• [Written problem]: In the data below, find each line containing the string "matplotlib" and return it.

• [The records]:
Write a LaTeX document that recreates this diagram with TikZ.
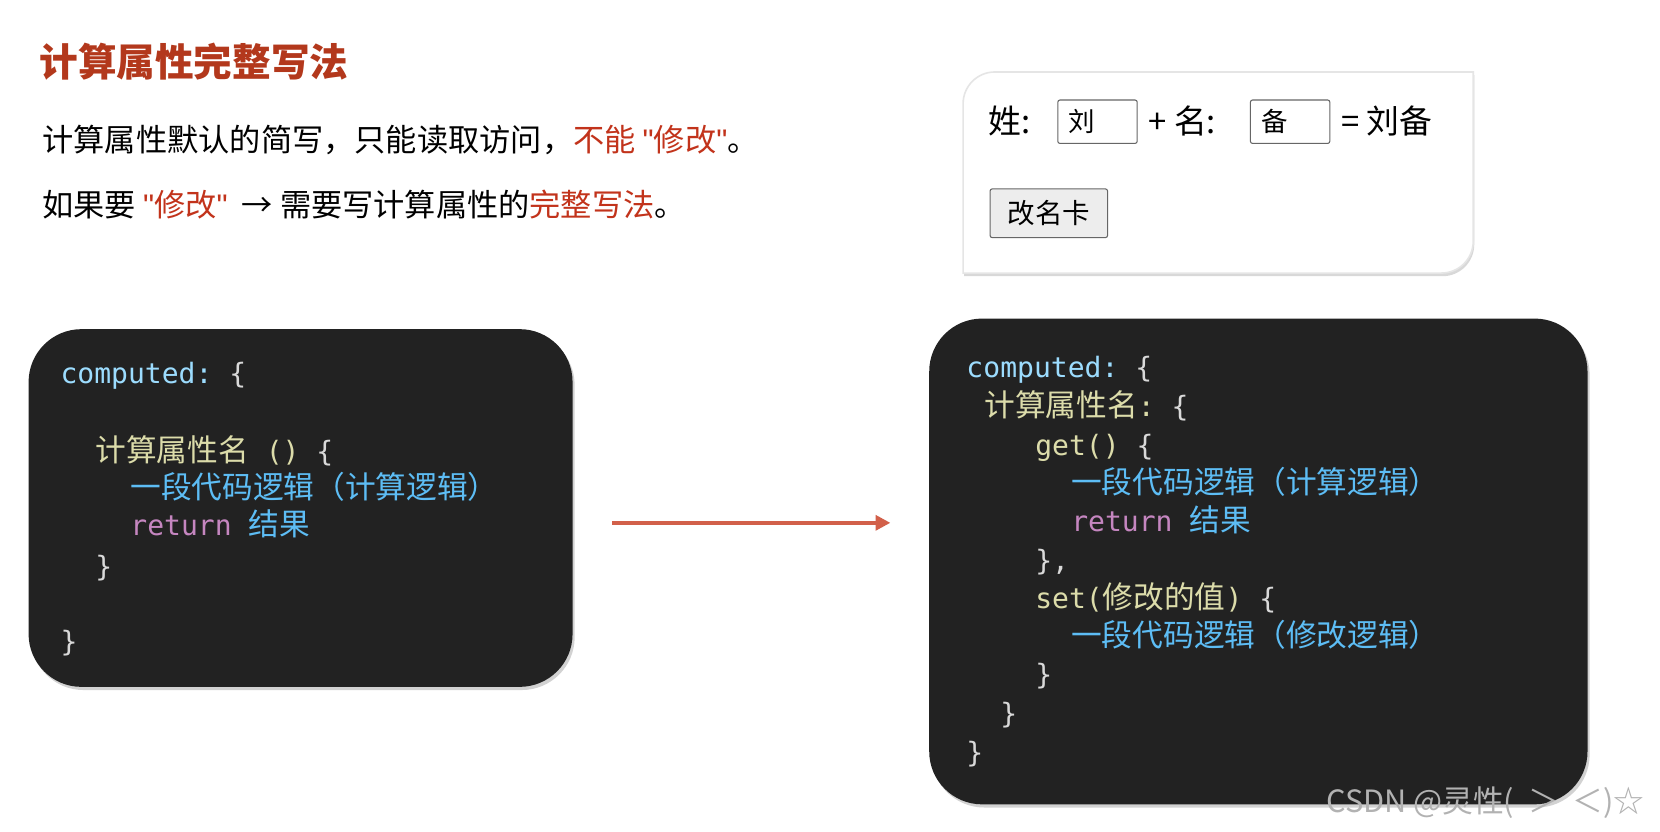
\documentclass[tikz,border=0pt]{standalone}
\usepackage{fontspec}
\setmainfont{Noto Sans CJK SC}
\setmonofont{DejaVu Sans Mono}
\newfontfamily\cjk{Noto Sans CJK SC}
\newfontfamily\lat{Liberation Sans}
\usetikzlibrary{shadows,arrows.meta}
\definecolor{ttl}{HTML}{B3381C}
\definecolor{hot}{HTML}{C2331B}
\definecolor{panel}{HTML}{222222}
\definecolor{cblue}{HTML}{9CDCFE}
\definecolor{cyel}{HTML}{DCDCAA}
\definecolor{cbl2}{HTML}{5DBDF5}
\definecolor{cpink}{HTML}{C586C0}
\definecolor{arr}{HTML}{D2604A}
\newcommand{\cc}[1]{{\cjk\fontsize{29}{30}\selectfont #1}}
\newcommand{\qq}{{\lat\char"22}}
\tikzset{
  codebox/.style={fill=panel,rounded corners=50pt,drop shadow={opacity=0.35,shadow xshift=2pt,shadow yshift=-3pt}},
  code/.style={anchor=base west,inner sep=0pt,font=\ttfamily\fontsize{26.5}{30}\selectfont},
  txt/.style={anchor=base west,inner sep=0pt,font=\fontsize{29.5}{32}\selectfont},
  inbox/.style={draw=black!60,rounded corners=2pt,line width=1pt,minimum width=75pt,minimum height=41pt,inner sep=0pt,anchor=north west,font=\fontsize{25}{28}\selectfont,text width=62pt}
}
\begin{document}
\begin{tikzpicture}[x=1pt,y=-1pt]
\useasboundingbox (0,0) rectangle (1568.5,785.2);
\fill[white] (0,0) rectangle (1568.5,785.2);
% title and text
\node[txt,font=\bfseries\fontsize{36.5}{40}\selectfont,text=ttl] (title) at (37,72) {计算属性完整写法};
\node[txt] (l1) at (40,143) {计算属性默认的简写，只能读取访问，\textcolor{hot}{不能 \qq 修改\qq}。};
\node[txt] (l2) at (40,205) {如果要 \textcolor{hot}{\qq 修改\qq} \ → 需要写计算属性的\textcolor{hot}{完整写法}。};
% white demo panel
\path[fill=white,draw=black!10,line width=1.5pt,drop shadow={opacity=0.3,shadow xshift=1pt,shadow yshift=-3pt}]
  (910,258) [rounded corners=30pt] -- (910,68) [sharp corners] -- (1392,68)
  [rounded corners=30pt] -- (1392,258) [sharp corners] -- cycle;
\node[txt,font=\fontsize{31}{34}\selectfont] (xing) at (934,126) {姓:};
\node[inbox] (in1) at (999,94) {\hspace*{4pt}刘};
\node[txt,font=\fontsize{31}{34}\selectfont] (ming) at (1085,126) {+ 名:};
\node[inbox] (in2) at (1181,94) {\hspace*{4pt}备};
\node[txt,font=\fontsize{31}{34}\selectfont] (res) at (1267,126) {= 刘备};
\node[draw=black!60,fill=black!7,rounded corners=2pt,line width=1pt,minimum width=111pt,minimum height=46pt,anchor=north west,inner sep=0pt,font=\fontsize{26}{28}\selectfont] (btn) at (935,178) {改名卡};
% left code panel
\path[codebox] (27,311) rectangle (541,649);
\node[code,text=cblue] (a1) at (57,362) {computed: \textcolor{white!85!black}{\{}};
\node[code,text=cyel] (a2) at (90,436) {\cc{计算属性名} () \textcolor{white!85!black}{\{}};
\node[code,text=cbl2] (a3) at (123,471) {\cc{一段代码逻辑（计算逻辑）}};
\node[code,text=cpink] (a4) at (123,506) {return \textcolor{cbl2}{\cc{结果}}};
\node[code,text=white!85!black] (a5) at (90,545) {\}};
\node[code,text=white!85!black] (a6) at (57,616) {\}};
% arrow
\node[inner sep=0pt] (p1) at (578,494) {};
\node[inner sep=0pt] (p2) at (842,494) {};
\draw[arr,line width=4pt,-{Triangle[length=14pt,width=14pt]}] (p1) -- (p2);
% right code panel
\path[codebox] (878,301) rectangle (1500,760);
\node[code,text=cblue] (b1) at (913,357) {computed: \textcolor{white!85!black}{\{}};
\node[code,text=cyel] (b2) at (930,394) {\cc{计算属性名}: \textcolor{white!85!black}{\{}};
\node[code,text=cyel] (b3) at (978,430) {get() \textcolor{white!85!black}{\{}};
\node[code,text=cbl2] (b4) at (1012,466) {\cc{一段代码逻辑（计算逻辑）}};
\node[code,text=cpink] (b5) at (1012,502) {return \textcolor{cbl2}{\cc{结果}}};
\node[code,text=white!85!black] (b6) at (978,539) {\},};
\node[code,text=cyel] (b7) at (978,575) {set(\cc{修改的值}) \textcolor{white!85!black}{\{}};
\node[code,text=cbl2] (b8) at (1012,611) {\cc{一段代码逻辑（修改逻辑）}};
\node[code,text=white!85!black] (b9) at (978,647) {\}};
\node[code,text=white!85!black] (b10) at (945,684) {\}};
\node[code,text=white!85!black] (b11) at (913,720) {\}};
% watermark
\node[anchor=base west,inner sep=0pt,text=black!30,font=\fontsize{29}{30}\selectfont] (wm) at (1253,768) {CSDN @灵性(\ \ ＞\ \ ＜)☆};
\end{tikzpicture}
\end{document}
---
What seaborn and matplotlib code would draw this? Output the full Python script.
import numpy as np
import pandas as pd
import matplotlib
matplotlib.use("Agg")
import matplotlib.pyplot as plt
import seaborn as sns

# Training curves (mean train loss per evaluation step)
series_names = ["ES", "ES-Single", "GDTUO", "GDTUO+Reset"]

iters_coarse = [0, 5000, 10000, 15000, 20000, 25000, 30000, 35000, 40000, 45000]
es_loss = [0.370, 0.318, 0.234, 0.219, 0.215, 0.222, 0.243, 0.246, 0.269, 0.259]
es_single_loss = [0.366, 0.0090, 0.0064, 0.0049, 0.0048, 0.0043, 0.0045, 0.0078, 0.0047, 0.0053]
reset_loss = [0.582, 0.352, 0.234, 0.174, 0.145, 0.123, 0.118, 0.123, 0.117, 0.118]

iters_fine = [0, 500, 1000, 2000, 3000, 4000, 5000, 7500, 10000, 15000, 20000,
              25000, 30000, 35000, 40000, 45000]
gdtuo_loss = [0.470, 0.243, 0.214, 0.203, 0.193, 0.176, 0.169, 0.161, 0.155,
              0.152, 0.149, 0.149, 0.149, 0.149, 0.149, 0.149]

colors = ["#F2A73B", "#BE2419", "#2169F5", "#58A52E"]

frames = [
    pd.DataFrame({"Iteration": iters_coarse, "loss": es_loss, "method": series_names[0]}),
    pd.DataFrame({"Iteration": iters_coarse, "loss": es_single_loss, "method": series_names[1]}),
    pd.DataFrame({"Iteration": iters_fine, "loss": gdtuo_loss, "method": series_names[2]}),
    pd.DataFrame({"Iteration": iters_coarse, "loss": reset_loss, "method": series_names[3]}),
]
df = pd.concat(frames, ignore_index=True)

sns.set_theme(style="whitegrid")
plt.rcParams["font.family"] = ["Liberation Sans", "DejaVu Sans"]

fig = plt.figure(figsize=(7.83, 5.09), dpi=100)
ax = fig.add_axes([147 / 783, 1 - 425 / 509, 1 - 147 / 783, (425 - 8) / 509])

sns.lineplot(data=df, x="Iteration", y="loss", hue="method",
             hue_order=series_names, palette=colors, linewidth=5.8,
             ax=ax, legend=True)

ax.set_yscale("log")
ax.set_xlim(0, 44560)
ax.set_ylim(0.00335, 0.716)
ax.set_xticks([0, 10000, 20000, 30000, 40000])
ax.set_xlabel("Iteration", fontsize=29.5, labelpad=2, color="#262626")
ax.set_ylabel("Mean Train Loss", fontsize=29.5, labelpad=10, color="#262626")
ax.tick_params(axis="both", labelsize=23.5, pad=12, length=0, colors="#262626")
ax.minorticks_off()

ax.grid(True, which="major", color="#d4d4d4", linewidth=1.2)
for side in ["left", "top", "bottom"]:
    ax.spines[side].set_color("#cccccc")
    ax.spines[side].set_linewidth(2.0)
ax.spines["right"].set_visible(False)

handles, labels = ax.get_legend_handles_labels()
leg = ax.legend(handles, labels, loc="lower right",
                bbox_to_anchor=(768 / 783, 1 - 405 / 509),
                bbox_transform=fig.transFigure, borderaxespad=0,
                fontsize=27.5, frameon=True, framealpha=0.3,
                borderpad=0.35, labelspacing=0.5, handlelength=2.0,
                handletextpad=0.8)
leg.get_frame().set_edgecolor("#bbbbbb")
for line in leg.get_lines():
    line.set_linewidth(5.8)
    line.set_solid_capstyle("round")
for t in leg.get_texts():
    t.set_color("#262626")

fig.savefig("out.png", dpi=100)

• [Task result]:
What seaborn and matplotlib code would draw this? Output the full Python script.
import matplotlib
matplotlib.use("Agg")
import matplotlib.pyplot as plt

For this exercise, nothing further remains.